Immunize On Time, Every Time
ECBT supports the use of immunization registries through which health care providers can track children's immunization histories and reduce the number of missed recommended immunizations. Its 2006 Immunize On Time, Every Time health disparities project reached health care providers in Houston, Newark, Las Vegas, and Cleveland and was sponsored by Wyeth Vaccines. The program later expanded to other states.
"No child should slip through the cracks and no parent should have to wonder if their child is protected and up-to-date. Children who are not vaccinated on time are vulnerable to vaccine preventable illnesses and even death, and this initiative raises awareness of these dangers."— Amy Pisani, Executive Director (ECBT)
ECBT strives to educate parents and support health care providers in their efforts to immunize children from vaccine preventable diseases. Carter identifies the following as among the many reasons why parents fail to immunize their children: lack of awareness that childhood diseases still exist (despite medical advancements), a belief (by parents) that their children have a "natural immunity" to ailments, poor health-insurance coverage, cost, and limited access to health care.
ECBT emphasizes, in their statements to the press, the safety of vaccines: the rigorousness of the testing and safeguards that are in place once the vaccines are licensed. "Our campaign," Pisani says, "aims to dispel these myths and remind parents to get the facts before they make this critical decision regarding their children's health."
EBCT also supports the 2009 Federal Court ruling by three judges in a case filed with the National Vaccine Injury Compensation Program that the measles-mumps-rubella vaccine (MMR) does not cause autism. The ruling reinforces the organization's stance that the decisions parents face in determining whether or not to vaccinate their children should be based on the expert opinions of the scientific community.
ECBT's spokesperson for their Vaccinate Your Baby campaign, Amanda Peet, stated, "We are seeing outbreaks of measles again, a disease we had almost eliminated in the United States. The rumored link between vaccines and autism has been clearly disproven, yet the threat of these diseases is very real. Parents have to get the facts: vaccines save lives."
Other ECBT spokespeople include Katie Van Tornhout of South Bend, Indiana, whose infant daughter, Callie, died in 2010 after being exposed to pertussis, and Tim Jacks, a pediatrician from Gilbert, Arizona whose two children (one of whom was being treated for leukemia) were exposed in 2015 to measles by a child whose parents had chosen not to vaccinate against the disease. Jacks spoke at a senate hearing held by Lamar Alexander investigating the reemergence of vaccine-preventable diseases in the United States.
In 2008, ECBT was criticized in a CBS News feature called "How Independent Are Vaccine Defenders?" that questioned the group's link with pharmaceutical companies and a possible risk for conflict of interest.
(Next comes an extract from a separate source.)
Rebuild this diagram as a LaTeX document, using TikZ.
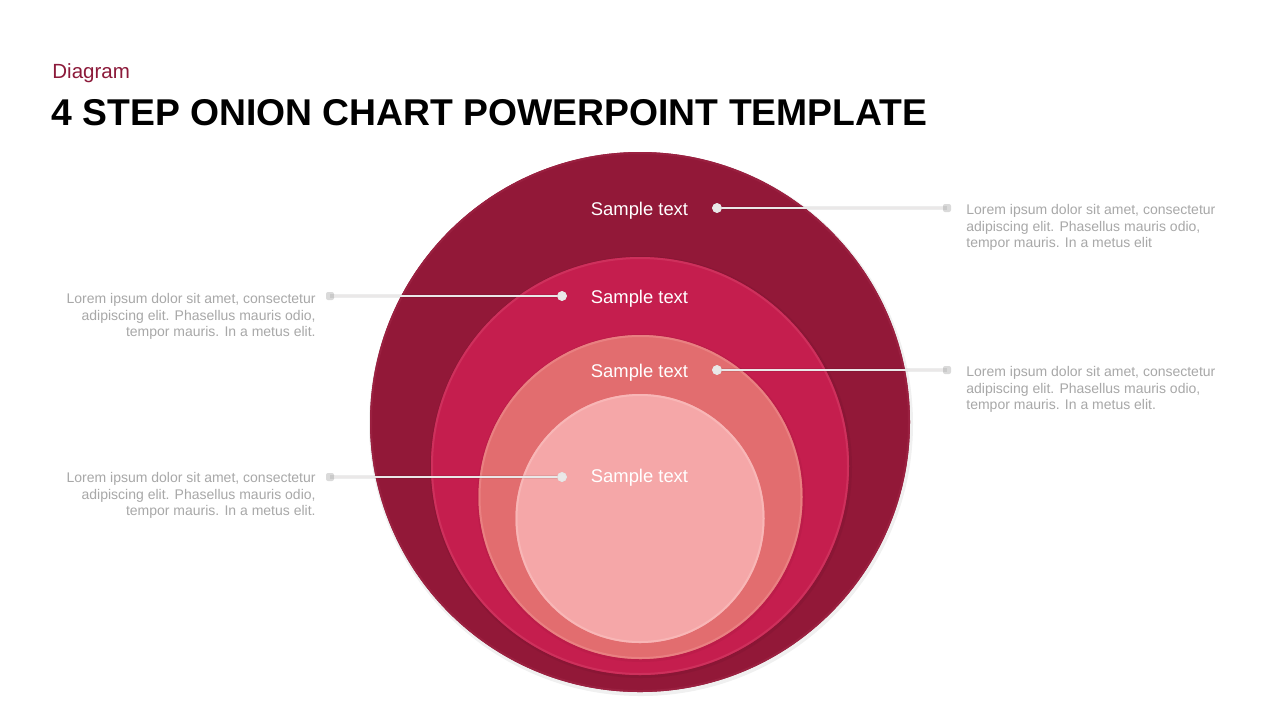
\documentclass[tikz,border=0pt]{standalone}
\usepackage{fontspec}
\setmainfont{Liberation Sans}
\definecolor{ringA}{RGB}{146,24,56}
\definecolor{ringArim}{RGB}{154,32,64}
\definecolor{ringB}{RGB}{197,30,78}
\definecolor{ringBrim}{RGB}{206,48,92}
\definecolor{ringC}{RGB}{226,109,111}
\definecolor{ringCrim}{RGB}{233,128,129}
\definecolor{ringD}{RGB}{245,167,168}
\definecolor{ringDrim}{RGB}{248,182,182}
\definecolor{titlered}{RGB}{140,26,58}
\definecolor{loremgray}{RGB}{168,168,168}
\definecolor{connline}{RGB}{234,232,232}
\definecolor{connend}{RGB}{218,218,218}
\tikzset{
  sample/.style={font=\fontsize{9.2pt}{11pt}\selectfont, text=white, inner sep=0pt, anchor=base},
  lorem/.style={font=\fontsize{7pt}{8.25pt}\selectfont, text=loremgray, inner sep=0pt},
  dotnode/.style={circle, fill=connline, draw=white!80!gray, line width=0.3pt, minimum size=4.5pt, inner sep=0pt},
  endnode/.style={rectangle, rounded corners=1pt, fill=connend, minimum size=4pt, inner sep=0pt},
  connector/.style={draw=connline, line width=1.4pt},
  connshadow/.style={draw=black, opacity=0.07, line width=2.4pt},
}
\begin{document}
\begin{tikzpicture}[x=0.5pt,y=-0.5pt]
\useasboundingbox (0,0) rectangle (1280,720);
\fill[white] (0,0) rectangle (1280,720);
% titles
\node[font=\fontsize{10.25pt}{12pt}\selectfont, text=titlered, anchor=base west, inner sep=0pt] (sub) at (52,78) {Diagram};
\node[font=\fontsize{18.65pt}{22pt}\selectfont\bfseries, text=black, anchor=base west, inner sep=0pt] (title) at (51,125) {4 STEP ONION CHART POWERPOINT TEMPLATE};
% rings
\fill[black, opacity=0.06] (641,424) circle (272);
\fill[ringA] (640,422) circle (270);
\draw[ringArim, line width=1pt] (640,422) circle (269);
\fill[black, opacity=0.05] (641,467) circle (211);
\fill[ringB] (640,466) circle (209);
\draw[ringBrim, line width=1pt] (640,466) circle (208);
\fill[black, opacity=0.04] (641,498) circle (164);
\fill[ringC] (640.5,497) circle (162);
\draw[ringCrim, line width=1pt] (640.5,497) circle (161);
\fill[ringD] (640,518.5) circle (124.5);
\draw[ringDrim, line width=1pt] (640,518.5) circle (123.5);
% sample texts
\node[sample] (s1) at (639.5,215) {Sample text};
\node[sample] (s2) at (639.5,303) {Sample text};
\node[sample] (s3) at (639.5,377) {Sample text};
\node[sample] (s4) at (639.5,482) {Sample text};
% connector ends
\node[dotnode] (d1) at (717,208) {};
\node[endnode] (e1) at (947,208) {};
\node[dotnode] (d2) at (562,296) {};
\node[endnode] (e2) at (330,296) {};
\node[dotnode] (d3) at (717,370) {};
\node[endnode] (e3) at (947,370) {};
\node[dotnode] (d4) at (562,477) {};
\node[endnode] (e4) at (330,477) {};
% connectors
\begin{scope}[yshift=-1.2pt]
\draw[connshadow] (d1.center) -- (e1.center);
\draw[connshadow] (d2.center) -- (e2.center);
\draw[connshadow] (d3.center) -- (e3.center);
\draw[connshadow] (d4.center) -- (e4.center);
\end{scope}
\draw[connector] (d1) -- (e1);
\draw[connector] (d2) -- (e2);
\draw[connector] (d3) -- (e3);
\draw[connector] (d4) -- (e4);
\node[dotnode] at (d1) {};
\node[dotnode] at (d2) {};
\node[dotnode] at (d3) {};
\node[dotnode] at (d4) {};
% lorem texts
\node[lorem, align=left, anchor=north west] (t1) at (966,204) {Lorem ipsum dolor sit amet, consectetur\\adipiscing elit. Phasellus mauris odio,\\tempor mauris. In a metus elit};
\node[lorem, align=right, anchor=north east] (t2) at (316,293) {Lorem ipsum dolor sit amet, consectetur\\adipiscing elit. Phasellus mauris odio,\\tempor mauris. In a metus elit.};
\node[lorem, align=left, anchor=north west] (t3) at (966,366) {Lorem ipsum dolor sit amet, consectetur\\adipiscing elit. Phasellus mauris odio,\\tempor mauris. In a metus elit.};
\node[lorem, align=right, anchor=north east] (t4) at (316,472) {Lorem ipsum dolor sit amet, consectetur\\adipiscing elit. Phasellus mauris odio,\\tempor mauris. In a metus elit.};
\end{tikzpicture}
\end{document}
The report stated that it was not illegal for the group to receive funds from the vaccine industry. A spokesperson for ECBT told CBS that "there are simply no conflicts to be unearthed."
In 2014, ECBT was, again, criticized for its link to pharmaceutical companies when the group hosted the national launch of a pro-vaccine film, "Invisible Threat". Critics claimed that ECBT aids "the bottom line of industries that fund them" and questioned its characterization of the film as being produced by a group of "award-winning high school student filmmakers." The executive producer, director, camera operator, and interviewer for the film were, purportedly, not students, but adult parents or teachers of the students.
2000 - Chiron Corporation grant to fund an outreach campaign to "all U.S. Department of Agriculture (USDA) Women, Infant and Children (WIC) staff agencies to promote new vaccine recommendations for children 6-23 months of age and pregnant women."